=== Given data ===

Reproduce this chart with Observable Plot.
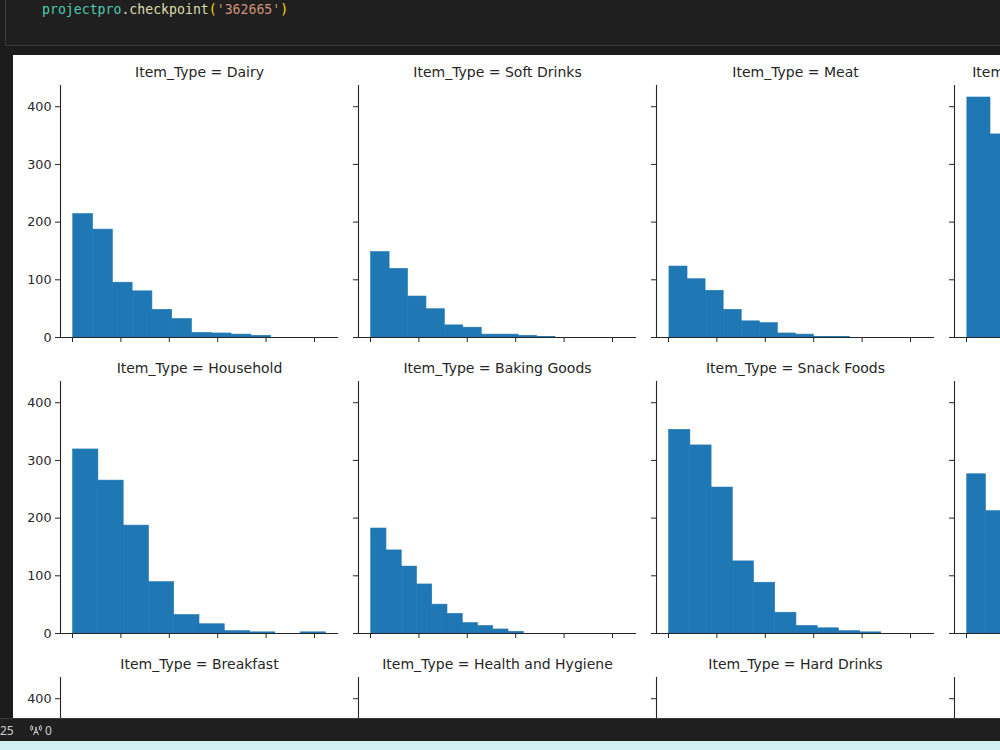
<!DOCTYPE html>
<html><head><meta charset="utf-8">
<script src="https://cdn.jsdelivr.net/npm/d3@7"></script>
<script src="https://cdn.jsdelivr.net/npm/@observablehq/plot@0.6"></script>
<style>
html,body{margin:0;padding:0;width:1000px;height:750px;overflow:hidden;background:#1c1c1c;}
#cell{position:absolute;left:5px;top:-2px;width:1000px;height:47px;border-left:1px solid #3a3a3a;border-bottom:1px solid #3a3a3a;background:#1f1f1f;}
#code{position:absolute;left:42px;top:2px;font:13.2px "DejaVu Sans Mono",monospace;color:#d4d4d4;white-space:pre;}
#out{position:absolute;left:13px;top:55px;width:987px;height:663px;background:#fff;overflow:hidden;}
.panel{position:absolute;}
#status{position:absolute;left:0;top:718px;width:1000px;height:23px;background:#1f1f1f;border-top:1px solid #3a3a3a;color:#cccccc;font:12px "Noto Sans",sans-serif;}
#status span{position:absolute;top:3px;}
#taskbar{position:absolute;left:0;top:741px;width:1000px;height:9px;background:#cff1f2;}
</style></head>
<body>
<div id="cell"></div>
<div id="code"><span style="color:#4ec9b0">projectpro</span>.<span style="color:#dcdcaa">checkpoint</span><span style="color:#ffd700">(</span><span style="color:#ce9178">'362665'</span><span style="color:#ffd700">)</span></div>
<div id="out"></div>
<div id="status"><span style="left:0">25</span><span style="left:30px"><svg width="12" height="12" viewBox="0 0 12 12" style="vertical-align:-1px"><path d="M6 5 L3.5 11 M6 5 L8.5 11 M4.5 8.5 L7.5 8.5 M3 2 Q1.5 4 3 6 M9 2 Q10.5 4 9 6 M1.5 1 Q-0.5 4 1.5 7 M10.5 1 Q12.5 4 10.5 7" stroke="#ccc" fill="none" stroke-width="1"/><circle cx="6" cy="4" r="1" fill="#ccc"/></svg> 0</span></div>
<div id="taskbar"></div>
<script>
// Facet categories (Item_Type), in the FacetGrid order (4 columns)
const itemTypes = ["Dairy", "Soft Drinks", "Meat", "Fruits and Vegetables",
                   "Household", "Baking Goods", "Snack Foods", "Frozen Foods",
                   "Breakfast", "Health and Hygiene", "Hard Drinks", "Canned"];
// Item_Outlet_Sales range of each facet (10 equal-width bins between them)
const salesMin = [40, 35, 50, 45, 33, 37, 35, 37, 39, 34, 37, 37];
const salesMax = [10260, 9555, 9380, 12000, 13087, 7917, 10990, 9700, 8210, 9800, 9250, 10300];
// Histogram counts (10 bins each)
const dairyCounts      = [214, 187, 95, 80, 48, 32, 8, 7, 5, 3];
const softDrinkCounts  = [148, 119, 71, 49, 21, 17, 5, 5, 3, 1];
const meatCounts       = [123, 101, 81, 48, 28, 25, 7, 5, 1, 1];
const fruitVegCounts   = [416, 352, 230, 120, 60, 30, 14, 6, 3, 1];
const householdCounts  = [319, 265, 187, 89, 32, 16, 4, 2, 0, 2];
const bakingCounts     = [182, 144, 116, 85, 50, 34, 18, 13, 7, 3];
const snackCounts      = [353, 326, 253, 125, 88, 36, 13, 9, 4, 2];
const frozenCounts     = [276, 212, 160, 100, 55, 30, 12, 6, 3, 2];
const breakfastCounts  = [30, 25, 20, 14, 10, 6, 3, 1, 0, 1];
const healthCounts     = [140, 120, 100, 70, 45, 25, 12, 5, 2, 1];
const hardDrinkCounts  = [60, 50, 40, 28, 18, 10, 5, 2, 0, 1];
const cannedCounts     = [200, 170, 120, 75, 45, 22, 10, 4, 2, 1];
const allCounts = [dairyCounts, softDrinkCounts, meatCounts, fruitVegCounts,
                   householdCounts, bakingCounts, snackCounts, frozenCounts,
                   breakfastCounts, healthCounts, hardDrinkCounts, cannedCounts];
// Axis ticks
const xTicks = [0, 2500, 5000, 7500, 10000, 12500];
const yTicks = [0, 100, 200, 300, 400];

// shared limits as matplotlib would compute (5% margins)
const gMin = 33.29, gMax = 13086.97;
const xPad = 0.05 * (gMax - gMin);
const xDomain = [gMin - xPad, gMax + xPad];
const yDomain = [0, d3.max(allCounts.flat()) * 1.05];

const INK = "#262626";
const out = document.getElementById("out");

itemTypes.forEach((name, i) => {
  const r = Math.floor(i / 4), c = i % 4;
  const cnt = allCounts[i];
  const bw = (salesMax[i] - salesMin[i]) / cnt.length;
  const bins = cnt.map((n, k) => ({x1: salesMin[i] + k * bw, x2: salesMin[i] + (k + 1) * bw, n}));
  const svg = Plot.plot({
    width: 328, height: 290,
    marginLeft: 47, marginRight: 3, marginTop: 30, marginBottom: 8,
    x: {domain: xDomain, label: null},
    y: {domain: yDomain, label: null},
    style: {fontFamily: "DejaVu Sans", color: INK, background: "transparent", overflow: "visible"},
    marks: [
      Plot.rectY(bins, {x1: "x1", x2: "x2", y: "n", fill: "#1f77b4", stroke: "#1f77b4", strokeWidth: 0.6}),
      Plot.axisY({ticks: yTicks, tickSize: 5, tickPadding: 4, fontSize: 12.7,
                  stroke: INK, fill: INK, label: null,
                  tickFormat: c === 0 ? (d => String(d)) : (() => "")}),
      Plot.axisX({ticks: xTicks, tickSize: 5, tickPadding: 4, fontSize: 12.7,
                  stroke: INK, fill: INK, label: null, tickFormat: () => ""}),
      Plot.ruleX([xDomain[0]], {stroke: INK, strokeWidth: 1.1}),
      Plot.ruleY([0], {stroke: INK, strokeWidth: 1.1}),
      Plot.text([`Item_Type = ${name}`], {frameAnchor: "top", dy: -9, lineAnchor: "bottom",
                  fontSize: 14, fill: INK})
    ]
  });
  svg.classList.add("panel");
  svg.style.left = (298 * c) + "px";
  svg.style.top = (296 * r) + "px";
  out.appendChild(svg);
});
</script>
</body></html>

===

#### Short problem:
From the material above, copy everything exactly but the pictures.

#### Solved exercise:
Reproduce this chart with Observable Plot.
<!DOCTYPE html>
<html><head><meta charset="utf-8">
<script src="https://cdn.jsdelivr.net/npm/d3@7"></script>
<script src="https://cdn.jsdelivr.net/npm/@observablehq/plot@0.6"></script>
<style>
html,body{margin:0;padding:0;width:1000px;height:750px;overflow:hidden;background:#1c1c1c;}
#cell{position:absolute;left:5px;top:-2px;width:1000px;height:47px;border-left:1px solid #3a3a3a;border-bottom:1px solid #3a3a3a;background:#1f1f1f;}
#code{position:absolute;left:42px;top:2px;font:13.2px "DejaVu Sans Mono",monospace;color:#d4d4d4;white-space:pre;}
#out{position:absolute;left:13px;top:55px;width:987px;height:663px;background:#fff;overflow:hidden;}
.panel{position:absolute;}
#status{position:absolute;left:0;top:718px;width:1000px;height:23px;background:#1f1f1f;border-top:1px solid #3a3a3a;color:#cccccc;font:12px "Noto Sans",sans-serif;}
#status span{position:absolute;top:3px;}
#taskbar{position:absolute;left:0;top:741px;width:1000px;height:9px;background:#cff1f2;}
</style></head>
<body>
<div id="cell"></div>
<div id="code"><span style="color:#4ec9b0">projectpro</span>.<span style="color:#dcdcaa">checkpoint</span><span style="color:#ffd700">(</span><span style="color:#ce9178">'362665'</span><span style="color:#ffd700">)</span></div>
<div id="out"></div>
<div id="status"><span style="left:0">25</span><span style="left:30px"><svg width="12" height="12" viewBox="0 0 12 12" style="vertical-align:-1px"><path d="M6 5 L3.5 11 M6 5 L8.5 11 M4.5 8.5 L7.5 8.5 M3 2 Q1.5 4 3 6 M9 2 Q10.5 4 9 6 M1.5 1 Q-0.5 4 1.5 7 M10.5 1 Q12.5 4 10.5 7" stroke="#ccc" fill="none" stroke-width="1"/><circle cx="6" cy="4" r="1" fill="#ccc"/></svg> 0</span></div>
<div id="taskbar"></div>
<script>
// Facet categories (Item_Type), in the FacetGrid order (4 columns)
const itemTypes = ["Dairy", "Soft Drinks", "Meat", "Fruits and Vegetables",
                   "Household", "Baking Goods", "Snack Foods", "Frozen Foods",
                   "Breakfast", "Health and Hygiene", "Hard Drinks", "Canned"];
// Item_Outlet_Sales range of each facet (10 equal-width bins between them)
const salesMin = [40, 35, 50, 45, 33, 37, 35, 37, 39, 34, 37, 37];
const salesMax = [10260, 9555, 9380, 12000, 13087, 7917, 10990, 9700, 8210, 9800, 9250, 10300];
// Histogram counts (10 bins each)
const dairyCounts      = [214, 187, 95, 80, 48, 32, 8, 7, 5, 3];
const softDrinkCounts  = [148, 119, 71, 49, 21, 17, 5, 5, 3, 1];
const meatCounts       = [123, 101, 81, 48, 28, 25, 7, 5, 1, 1];
const fruitVegCounts   = [416, 352, 230, 120, 60, 30, 14, 6, 3, 1];
const householdCounts  = [319, 265, 187, 89, 32, 16, 4, 2, 0, 2];
const bakingCounts     = [182, 144, 116, 85, 50, 34, 18, 13, 7, 3];
const snackCounts      = [353, 326, 253, 125, 88, 36, 13, 9, 4, 2];
const frozenCounts     = [276, 212, 160, 100, 55, 30, 12, 6, 3, 2];
const breakfastCounts  = [30, 25, 20, 14, 10, 6, 3, 1, 0, 1];
const healthCounts     = [140, 120, 100, 70, 45, 25, 12, 5, 2, 1];
const hardDrinkCounts  = [60, 50, 40, 28, 18, 10, 5, 2, 0, 1];
const cannedCounts     = [200, 170, 120, 75, 45, 22, 10, 4, 2, 1];
const allCounts = [dairyCounts, softDrinkCounts, meatCounts, fruitVegCounts,
                   householdCounts, bakingCounts, snackCounts, frozenCounts,
                   breakfastCounts, healthCounts, hardDrinkCounts, cannedCounts];
// Axis ticks
const xTicks = [0, 2500, 5000, 7500, 10000, 12500];
const yTicks = [0, 100, 200, 300, 400];

// shared limits as matplotlib would compute (5% margins)
const gMin = 33.29, gMax = 13086.97;
const xPad = 0.05 * (gMax - gMin);
const xDomain = [gMin - xPad, gMax + xPad];
const yDomain = [0, d3.max(allCounts.flat()) * 1.05];

const INK = "#262626";
const out = document.getElementById("out");

itemTypes.forEach((name, i) => {
  const r = Math.floor(i / 4), c = i % 4;
  const cnt = allCounts[i];
  const bw = (salesMax[i] - salesMin[i]) / cnt.length;
  const bins = cnt.map((n, k) => ({x1: salesMin[i] + k * bw, x2: salesMin[i] + (k + 1) * bw, n}));
  const svg = Plot.plot({
    width: 328, height: 290,
    marginLeft: 47, marginRight: 3, marginTop: 30, marginBottom: 8,
    x: {domain: xDomain, label: null},
    y: {domain: yDomain, label: null},
    style: {fontFamily: "DejaVu Sans", color: INK, background: "transparent", overflow: "visible"},
    marks: [
      Plot.rectY(bins, {x1: "x1", x2: "x2", y: "n", fill: "#1f77b4", stroke: "#1f77b4", strokeWidth: 0.6}),
      Plot.axisY({ticks: yTicks, tickSize: 5, tickPadding: 4, fontSize: 12.7,
                  stroke: INK, fill: INK, label: null,
                  tickFormat: c === 0 ? (d => String(d)) : (() => "")}),
      Plot.axisX({ticks: xTicks, tickSize: 5, tickPadding: 4, fontSize: 12.7,
                  stroke: INK, fill: INK, label: null, tickFormat: () => ""}),
      Plot.ruleX([xDomain[0]], {stroke: INK, strokeWidth: 1.1}),
      Plot.ruleY([0], {stroke: INK, strokeWidth: 1.1}),
      Plot.text([`Item_Type = ${name}`], {frameAnchor: "top", dy: -9, lineAnchor: "bottom",
                  fontSize: 14, fill: INK})
    ]
  });
  svg.classList.add("panel");
  svg.style.left = (298 * c) + "px";
  svg.style.top = (296 * r) + "px";
  out.appendChild(svg);
});
</script>
</body></html>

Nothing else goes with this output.